Hearing is less important but still critical for the awareness stage. Most farmers listen to rural radio so it is just a matter of working out which radio program they listen to during various times of the day. Messages through this medium should be kept simple, straight to the point and include something new.

Combining the three communication channels - seeing, reading and hearing - is highly advantageous in communicating the reasons for change. This is what happens at field days, small field walks and bus tours where farmers can listen to other farmers, talk with the specialist, see it with their own eyes, hear all the important details and take away some written material. When delivering a talk at seminars, the experienced extension officer will include photos with overhead slides plus some brief written notes. It is important to communicate simple clear messages that are relevant to smaller farms as well as larger ones. Working with farmer groups is common these days, but although it is an ideal way of facilitating change, knowledge gained is mostly limited to the members of that particular group.

5. Funding to support extension activities

The adoption of innovations or new systems takes considerable time no matter what the extension activities. There is no easy way of providing a credible researcher, specialist or extension practitioner as part of the change process without having the financial resources to provide for salary and operating expenses. In some cases these costs may be hidden where the extension specialist is part of a government or agribusiness organisation. Nevertheless there is a cost involved to that organisation to provide the service. In some cases there are experienced researchers who also deliver extension activities quite successfully but there are also many with limited knowledge of extension techniques and often they are busy conducting research.

Specific funding allows the specialist role to be employed. Funds are needed for all Spokes in the Extension Wheel, for example to ensure understanding of the whole farming system and how a change in one component of the enterprise might affect others. Someone has to work out in field with farmers while detecting the barriers that might hinder adoption. It takes time and funding for extension officers to build their knowledge and credibility. Someone has to identify the benefits, identify the barriers, formulate solutions and provide written packages with all the details to help change occur. In general, the bigger the change that is required the greater the need for funding to engage an extension specialist.

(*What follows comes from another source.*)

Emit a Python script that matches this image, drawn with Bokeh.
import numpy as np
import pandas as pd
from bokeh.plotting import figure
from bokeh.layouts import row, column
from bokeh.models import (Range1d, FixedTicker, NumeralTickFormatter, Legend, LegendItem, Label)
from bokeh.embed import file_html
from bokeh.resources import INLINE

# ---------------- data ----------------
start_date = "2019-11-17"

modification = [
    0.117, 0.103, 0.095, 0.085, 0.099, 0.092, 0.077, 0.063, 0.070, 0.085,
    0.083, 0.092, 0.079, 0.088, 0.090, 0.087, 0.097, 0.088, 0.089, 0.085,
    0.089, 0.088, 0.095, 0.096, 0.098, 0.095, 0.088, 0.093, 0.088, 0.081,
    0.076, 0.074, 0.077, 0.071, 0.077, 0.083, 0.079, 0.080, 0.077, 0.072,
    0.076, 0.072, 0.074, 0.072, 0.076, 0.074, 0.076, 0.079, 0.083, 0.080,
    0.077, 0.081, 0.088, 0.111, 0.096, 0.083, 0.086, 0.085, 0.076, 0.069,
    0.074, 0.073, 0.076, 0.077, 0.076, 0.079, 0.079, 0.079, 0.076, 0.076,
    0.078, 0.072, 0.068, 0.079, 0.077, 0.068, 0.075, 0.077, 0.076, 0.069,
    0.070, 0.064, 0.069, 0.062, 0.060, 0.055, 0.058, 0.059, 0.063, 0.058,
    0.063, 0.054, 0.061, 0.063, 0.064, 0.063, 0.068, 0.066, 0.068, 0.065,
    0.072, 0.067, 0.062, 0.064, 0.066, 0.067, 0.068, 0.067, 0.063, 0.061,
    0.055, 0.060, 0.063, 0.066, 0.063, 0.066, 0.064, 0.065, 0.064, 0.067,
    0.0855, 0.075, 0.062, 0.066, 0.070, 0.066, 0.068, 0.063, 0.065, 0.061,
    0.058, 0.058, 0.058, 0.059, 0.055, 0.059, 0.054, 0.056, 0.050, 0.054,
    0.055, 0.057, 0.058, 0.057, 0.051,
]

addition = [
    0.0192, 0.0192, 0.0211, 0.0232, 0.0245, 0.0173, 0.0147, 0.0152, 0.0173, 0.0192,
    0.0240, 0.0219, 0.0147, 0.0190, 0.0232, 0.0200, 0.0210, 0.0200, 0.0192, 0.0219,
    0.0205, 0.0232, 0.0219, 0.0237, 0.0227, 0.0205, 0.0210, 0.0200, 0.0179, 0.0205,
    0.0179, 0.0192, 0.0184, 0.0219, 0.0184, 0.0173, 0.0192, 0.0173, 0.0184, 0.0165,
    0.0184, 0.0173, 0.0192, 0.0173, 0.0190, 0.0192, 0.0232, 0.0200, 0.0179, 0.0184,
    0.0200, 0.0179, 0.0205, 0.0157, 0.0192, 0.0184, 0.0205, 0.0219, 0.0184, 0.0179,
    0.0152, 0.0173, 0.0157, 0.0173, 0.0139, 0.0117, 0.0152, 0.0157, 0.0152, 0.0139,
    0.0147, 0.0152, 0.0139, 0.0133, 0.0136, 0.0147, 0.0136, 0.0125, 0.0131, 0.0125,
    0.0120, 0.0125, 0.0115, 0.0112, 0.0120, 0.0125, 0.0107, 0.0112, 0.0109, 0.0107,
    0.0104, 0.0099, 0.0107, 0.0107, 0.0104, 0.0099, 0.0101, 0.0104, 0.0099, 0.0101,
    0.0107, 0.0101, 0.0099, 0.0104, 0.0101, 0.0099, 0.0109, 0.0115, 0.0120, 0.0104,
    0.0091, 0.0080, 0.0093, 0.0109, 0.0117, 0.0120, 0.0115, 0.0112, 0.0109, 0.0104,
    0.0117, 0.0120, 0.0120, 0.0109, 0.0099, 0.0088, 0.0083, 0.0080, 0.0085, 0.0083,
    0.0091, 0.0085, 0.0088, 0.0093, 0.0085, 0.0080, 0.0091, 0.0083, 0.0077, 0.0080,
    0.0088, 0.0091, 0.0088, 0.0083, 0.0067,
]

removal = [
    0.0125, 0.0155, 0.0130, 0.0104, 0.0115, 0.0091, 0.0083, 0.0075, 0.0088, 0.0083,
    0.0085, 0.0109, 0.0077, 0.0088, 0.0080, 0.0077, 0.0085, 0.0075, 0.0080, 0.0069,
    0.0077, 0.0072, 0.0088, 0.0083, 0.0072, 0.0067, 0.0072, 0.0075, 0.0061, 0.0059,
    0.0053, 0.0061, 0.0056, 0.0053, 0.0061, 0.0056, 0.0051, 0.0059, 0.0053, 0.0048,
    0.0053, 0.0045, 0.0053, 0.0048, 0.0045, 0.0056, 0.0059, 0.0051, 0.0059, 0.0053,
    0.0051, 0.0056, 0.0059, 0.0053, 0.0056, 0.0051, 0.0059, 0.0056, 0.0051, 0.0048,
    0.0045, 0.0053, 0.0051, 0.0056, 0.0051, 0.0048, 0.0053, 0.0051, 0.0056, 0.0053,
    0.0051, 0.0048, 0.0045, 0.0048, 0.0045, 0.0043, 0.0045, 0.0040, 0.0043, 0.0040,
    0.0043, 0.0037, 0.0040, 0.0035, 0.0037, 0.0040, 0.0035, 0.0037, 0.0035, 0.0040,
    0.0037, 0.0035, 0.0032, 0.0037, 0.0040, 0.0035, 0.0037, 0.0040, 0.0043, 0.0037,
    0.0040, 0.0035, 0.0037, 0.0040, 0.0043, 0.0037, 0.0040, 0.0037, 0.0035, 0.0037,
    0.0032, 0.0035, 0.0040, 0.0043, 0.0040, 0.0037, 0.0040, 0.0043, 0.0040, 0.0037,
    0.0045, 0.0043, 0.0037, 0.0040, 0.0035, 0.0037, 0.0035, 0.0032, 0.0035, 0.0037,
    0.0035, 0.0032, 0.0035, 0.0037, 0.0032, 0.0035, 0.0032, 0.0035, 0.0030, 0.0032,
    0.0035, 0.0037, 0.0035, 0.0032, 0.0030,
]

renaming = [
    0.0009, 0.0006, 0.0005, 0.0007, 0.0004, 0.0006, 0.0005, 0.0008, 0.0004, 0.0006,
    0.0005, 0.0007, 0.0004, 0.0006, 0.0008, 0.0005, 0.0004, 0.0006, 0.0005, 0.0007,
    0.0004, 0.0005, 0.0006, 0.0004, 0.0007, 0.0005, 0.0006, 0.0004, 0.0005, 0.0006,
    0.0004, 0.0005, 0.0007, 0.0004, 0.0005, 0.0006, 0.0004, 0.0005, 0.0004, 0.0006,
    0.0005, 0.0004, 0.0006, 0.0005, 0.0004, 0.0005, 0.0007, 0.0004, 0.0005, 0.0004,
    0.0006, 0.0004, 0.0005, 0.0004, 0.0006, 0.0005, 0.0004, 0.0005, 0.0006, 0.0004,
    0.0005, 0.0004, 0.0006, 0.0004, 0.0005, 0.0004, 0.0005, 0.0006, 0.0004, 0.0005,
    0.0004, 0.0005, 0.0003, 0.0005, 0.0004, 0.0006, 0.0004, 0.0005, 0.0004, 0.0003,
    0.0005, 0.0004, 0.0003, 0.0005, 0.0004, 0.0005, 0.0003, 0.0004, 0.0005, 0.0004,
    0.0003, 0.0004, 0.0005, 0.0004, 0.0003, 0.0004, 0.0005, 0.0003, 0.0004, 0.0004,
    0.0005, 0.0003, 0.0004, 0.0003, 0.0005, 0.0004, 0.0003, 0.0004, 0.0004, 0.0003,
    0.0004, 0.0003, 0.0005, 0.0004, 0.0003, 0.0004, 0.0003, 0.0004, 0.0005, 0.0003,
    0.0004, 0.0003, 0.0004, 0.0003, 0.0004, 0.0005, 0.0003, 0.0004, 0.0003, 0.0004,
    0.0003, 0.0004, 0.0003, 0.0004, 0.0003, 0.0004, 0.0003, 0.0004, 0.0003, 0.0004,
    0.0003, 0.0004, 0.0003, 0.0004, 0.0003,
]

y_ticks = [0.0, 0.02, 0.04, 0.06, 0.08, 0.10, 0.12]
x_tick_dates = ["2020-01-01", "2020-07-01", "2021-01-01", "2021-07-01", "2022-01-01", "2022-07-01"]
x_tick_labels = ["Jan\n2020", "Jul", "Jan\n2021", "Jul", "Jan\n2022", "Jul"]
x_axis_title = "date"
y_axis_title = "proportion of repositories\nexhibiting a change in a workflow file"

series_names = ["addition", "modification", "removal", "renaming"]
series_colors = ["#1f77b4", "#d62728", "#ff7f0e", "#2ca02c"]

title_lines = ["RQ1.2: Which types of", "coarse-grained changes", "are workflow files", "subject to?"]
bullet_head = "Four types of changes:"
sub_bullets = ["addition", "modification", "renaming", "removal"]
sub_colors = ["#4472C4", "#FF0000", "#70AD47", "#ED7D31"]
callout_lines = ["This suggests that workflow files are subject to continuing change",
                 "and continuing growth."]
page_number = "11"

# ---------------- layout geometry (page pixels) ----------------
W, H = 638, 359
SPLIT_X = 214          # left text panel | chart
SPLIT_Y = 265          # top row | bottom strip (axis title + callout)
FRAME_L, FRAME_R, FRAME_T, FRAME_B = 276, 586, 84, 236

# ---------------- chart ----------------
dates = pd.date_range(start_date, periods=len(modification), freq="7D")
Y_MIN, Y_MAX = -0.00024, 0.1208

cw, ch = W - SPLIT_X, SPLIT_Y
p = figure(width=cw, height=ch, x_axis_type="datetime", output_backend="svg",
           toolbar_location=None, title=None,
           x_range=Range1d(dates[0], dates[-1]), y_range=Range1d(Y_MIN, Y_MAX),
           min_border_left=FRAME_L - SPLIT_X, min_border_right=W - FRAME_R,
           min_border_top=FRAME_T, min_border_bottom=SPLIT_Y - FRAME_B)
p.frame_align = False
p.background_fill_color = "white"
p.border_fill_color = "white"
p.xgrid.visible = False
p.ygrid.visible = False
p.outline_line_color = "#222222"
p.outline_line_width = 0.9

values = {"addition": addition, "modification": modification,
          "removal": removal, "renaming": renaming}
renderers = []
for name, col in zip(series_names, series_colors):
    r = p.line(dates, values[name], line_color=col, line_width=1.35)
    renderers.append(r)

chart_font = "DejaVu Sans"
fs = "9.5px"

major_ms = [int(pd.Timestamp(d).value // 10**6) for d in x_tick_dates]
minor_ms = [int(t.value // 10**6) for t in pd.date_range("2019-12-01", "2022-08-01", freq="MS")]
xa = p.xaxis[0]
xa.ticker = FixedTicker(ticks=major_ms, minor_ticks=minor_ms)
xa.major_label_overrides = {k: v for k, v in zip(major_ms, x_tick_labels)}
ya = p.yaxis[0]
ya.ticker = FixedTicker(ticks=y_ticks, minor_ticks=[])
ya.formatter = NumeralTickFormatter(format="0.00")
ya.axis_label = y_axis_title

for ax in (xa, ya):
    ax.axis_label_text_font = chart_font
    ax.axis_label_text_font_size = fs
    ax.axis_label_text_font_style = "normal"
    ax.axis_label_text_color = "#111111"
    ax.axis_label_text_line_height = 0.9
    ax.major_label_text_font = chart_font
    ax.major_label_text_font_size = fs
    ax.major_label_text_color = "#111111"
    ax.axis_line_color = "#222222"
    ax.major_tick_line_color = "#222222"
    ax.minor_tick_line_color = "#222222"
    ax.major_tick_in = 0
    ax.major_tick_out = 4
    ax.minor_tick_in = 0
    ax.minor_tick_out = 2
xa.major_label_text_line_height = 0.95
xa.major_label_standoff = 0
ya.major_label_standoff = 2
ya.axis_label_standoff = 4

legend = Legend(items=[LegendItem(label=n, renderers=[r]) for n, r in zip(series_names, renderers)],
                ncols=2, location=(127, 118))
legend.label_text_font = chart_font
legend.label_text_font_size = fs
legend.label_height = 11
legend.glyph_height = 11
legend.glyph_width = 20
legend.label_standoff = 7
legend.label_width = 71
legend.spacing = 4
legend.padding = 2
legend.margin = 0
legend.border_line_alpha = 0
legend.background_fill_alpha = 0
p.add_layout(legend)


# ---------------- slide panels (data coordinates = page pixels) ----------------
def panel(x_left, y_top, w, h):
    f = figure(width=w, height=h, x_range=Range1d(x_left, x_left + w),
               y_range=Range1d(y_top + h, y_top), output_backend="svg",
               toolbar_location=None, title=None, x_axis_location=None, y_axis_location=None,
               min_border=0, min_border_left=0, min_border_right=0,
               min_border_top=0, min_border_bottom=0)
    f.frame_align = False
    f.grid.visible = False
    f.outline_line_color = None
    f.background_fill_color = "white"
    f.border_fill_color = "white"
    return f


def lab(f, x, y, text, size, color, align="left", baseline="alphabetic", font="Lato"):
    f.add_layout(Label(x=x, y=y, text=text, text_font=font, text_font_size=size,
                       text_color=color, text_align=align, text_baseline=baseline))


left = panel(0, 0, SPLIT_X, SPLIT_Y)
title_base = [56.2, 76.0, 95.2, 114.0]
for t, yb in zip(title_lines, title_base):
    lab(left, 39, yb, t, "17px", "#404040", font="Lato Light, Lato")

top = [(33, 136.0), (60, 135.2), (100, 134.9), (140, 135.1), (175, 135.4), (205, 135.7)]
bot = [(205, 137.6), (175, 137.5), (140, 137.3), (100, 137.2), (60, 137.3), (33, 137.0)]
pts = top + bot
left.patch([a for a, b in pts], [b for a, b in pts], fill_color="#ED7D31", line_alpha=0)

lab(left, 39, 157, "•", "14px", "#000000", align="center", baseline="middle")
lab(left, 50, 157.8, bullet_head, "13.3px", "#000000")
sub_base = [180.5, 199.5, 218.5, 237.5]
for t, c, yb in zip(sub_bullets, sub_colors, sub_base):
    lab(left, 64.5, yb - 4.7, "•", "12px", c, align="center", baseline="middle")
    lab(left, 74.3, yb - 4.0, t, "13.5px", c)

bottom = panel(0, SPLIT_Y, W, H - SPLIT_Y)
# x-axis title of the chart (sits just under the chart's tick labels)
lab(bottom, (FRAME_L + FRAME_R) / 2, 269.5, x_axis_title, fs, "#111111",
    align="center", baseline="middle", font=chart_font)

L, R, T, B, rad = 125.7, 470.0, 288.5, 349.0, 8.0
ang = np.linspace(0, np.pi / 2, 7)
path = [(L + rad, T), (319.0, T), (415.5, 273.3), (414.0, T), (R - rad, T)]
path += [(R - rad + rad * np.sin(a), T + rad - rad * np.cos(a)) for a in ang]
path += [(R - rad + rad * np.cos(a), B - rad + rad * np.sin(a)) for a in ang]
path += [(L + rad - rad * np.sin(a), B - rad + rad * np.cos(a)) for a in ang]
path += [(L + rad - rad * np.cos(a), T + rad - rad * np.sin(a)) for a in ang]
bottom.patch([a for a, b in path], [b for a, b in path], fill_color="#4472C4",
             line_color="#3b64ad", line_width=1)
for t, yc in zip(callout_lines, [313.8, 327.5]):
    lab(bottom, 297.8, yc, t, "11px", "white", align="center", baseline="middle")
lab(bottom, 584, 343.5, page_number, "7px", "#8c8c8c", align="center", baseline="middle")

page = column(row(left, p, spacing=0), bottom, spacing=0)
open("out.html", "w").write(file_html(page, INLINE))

Extension in agriculture primarily involves creating a suitable environment for change to be adopted. The role of any extension program is to help manage change as well as speed up the adoption rate of that change. The Five Spoked Wagon Wheel model is proposed as a means for extension personnel to plan and assess extension projects. The model has also been used as a valuable means of guiding and stimulating discussion on extension principles. Such discussion invariably gives rise to opinions on other important factors in ensuring conditions for the adoption of change. The model could be adapted for different regions and types of extension projects, and may look somewhat different in different circumstances to those in Western Australian wheatbelt where it was developed. However, the five spokes or key factors proposed here are based on quite well established principles of extension from the literature and from the combined experience of many extension practitioners. Knowledge of these important factors and processes is essential for inexperienced extension officers about to embark on major projects as part of change to farming systems.